_PROBLEM_
Which lines below hold the word "this"? Report each one.

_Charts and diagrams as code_
——————

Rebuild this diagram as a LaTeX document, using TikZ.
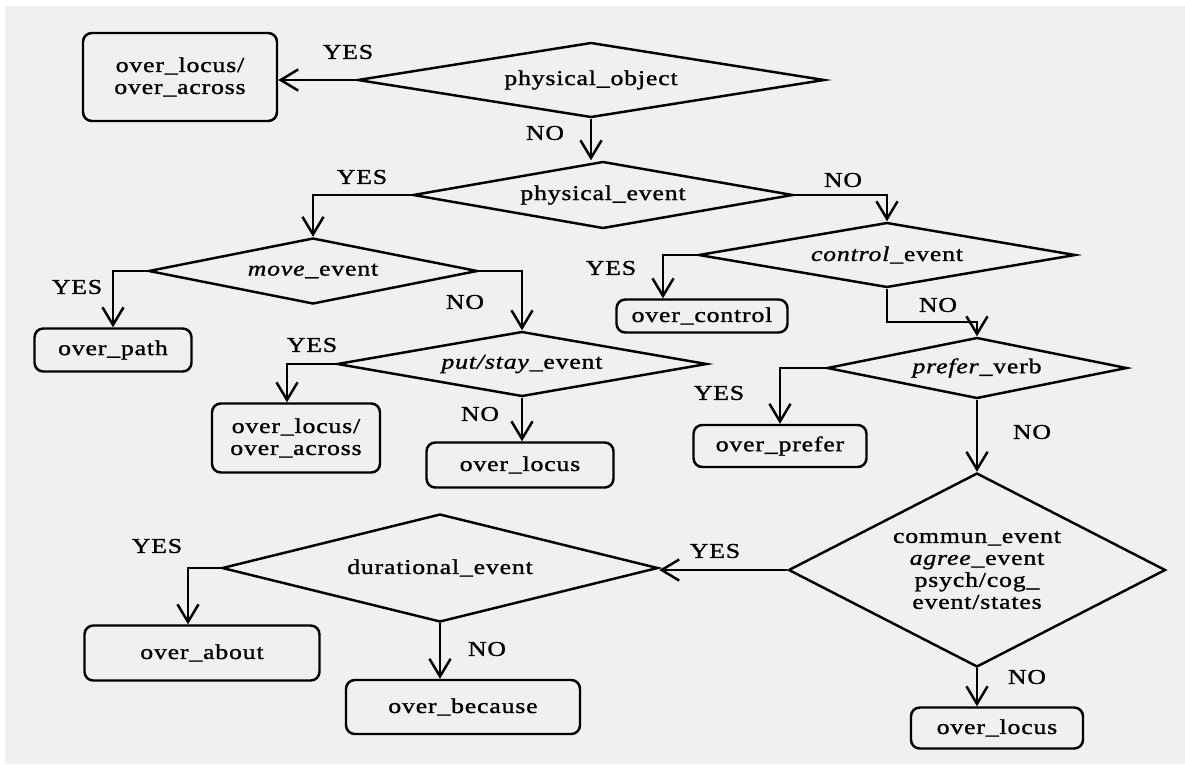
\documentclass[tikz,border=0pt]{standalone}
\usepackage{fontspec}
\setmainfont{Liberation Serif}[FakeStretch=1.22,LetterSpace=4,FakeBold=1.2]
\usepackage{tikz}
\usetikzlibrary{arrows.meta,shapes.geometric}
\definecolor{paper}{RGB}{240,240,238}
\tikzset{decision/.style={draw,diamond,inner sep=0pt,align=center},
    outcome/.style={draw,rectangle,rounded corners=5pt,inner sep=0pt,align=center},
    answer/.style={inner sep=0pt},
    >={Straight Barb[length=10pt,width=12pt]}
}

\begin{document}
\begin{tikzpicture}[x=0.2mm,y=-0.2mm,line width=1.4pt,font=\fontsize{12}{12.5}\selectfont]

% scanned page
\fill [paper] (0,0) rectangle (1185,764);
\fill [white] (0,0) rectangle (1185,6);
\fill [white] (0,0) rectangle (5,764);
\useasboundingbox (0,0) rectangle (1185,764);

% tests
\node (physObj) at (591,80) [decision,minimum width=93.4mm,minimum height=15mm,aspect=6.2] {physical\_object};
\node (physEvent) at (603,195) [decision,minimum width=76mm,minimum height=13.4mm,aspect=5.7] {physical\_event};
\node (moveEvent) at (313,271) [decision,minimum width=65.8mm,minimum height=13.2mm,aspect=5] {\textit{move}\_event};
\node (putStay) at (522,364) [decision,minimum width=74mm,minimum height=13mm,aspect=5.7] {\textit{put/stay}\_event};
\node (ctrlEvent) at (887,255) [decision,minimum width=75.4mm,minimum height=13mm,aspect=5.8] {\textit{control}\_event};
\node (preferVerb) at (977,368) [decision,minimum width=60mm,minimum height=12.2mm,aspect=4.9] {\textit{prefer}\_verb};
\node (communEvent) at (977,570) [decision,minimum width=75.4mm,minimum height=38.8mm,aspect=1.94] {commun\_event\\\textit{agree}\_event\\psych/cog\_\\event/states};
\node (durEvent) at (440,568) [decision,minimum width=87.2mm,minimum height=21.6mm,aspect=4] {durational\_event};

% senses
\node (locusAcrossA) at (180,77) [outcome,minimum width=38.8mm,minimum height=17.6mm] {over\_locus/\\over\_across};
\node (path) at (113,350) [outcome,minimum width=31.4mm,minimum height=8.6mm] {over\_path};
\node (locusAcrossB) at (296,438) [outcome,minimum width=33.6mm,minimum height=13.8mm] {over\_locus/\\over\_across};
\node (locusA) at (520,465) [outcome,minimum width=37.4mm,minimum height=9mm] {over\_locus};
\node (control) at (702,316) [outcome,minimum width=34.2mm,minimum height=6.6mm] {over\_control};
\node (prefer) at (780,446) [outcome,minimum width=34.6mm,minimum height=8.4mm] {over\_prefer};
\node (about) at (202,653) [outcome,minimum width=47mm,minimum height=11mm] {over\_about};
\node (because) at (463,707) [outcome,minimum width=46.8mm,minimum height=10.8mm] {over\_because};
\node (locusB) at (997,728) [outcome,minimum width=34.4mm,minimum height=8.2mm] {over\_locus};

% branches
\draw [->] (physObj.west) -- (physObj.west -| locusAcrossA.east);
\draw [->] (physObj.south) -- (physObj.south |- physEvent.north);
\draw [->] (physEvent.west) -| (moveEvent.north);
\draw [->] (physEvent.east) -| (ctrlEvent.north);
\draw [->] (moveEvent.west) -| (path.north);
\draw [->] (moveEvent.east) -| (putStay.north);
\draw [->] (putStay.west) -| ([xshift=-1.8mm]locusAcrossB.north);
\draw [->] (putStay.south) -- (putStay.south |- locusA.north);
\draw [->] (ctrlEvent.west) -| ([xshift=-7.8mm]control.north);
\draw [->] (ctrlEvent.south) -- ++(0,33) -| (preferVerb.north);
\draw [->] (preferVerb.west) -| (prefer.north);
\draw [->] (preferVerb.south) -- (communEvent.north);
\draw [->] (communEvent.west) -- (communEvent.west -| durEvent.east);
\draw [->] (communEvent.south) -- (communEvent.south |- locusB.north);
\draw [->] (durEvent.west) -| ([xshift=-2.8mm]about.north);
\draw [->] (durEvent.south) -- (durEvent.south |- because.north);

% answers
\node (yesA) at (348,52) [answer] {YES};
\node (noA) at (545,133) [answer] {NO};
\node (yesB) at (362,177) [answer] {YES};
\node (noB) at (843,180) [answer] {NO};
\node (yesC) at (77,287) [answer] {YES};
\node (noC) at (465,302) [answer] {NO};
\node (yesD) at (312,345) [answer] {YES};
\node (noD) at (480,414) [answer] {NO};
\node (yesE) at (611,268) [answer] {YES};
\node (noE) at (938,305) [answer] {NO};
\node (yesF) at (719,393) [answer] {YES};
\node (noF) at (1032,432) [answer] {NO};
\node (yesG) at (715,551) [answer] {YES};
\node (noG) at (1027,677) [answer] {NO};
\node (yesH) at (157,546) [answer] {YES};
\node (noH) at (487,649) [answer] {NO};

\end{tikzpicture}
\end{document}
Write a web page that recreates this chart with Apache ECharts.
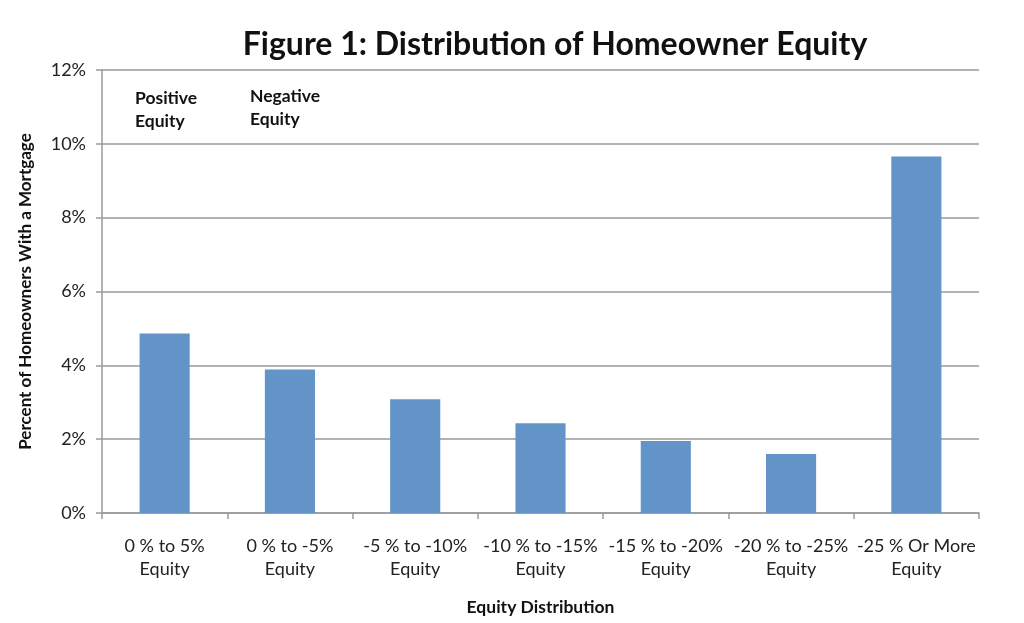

——————

_CORRECT RESPONSE_
Rebuild this diagram as a LaTeX document, using TikZ.
Write a web page that recreates this chart with Apache ECharts.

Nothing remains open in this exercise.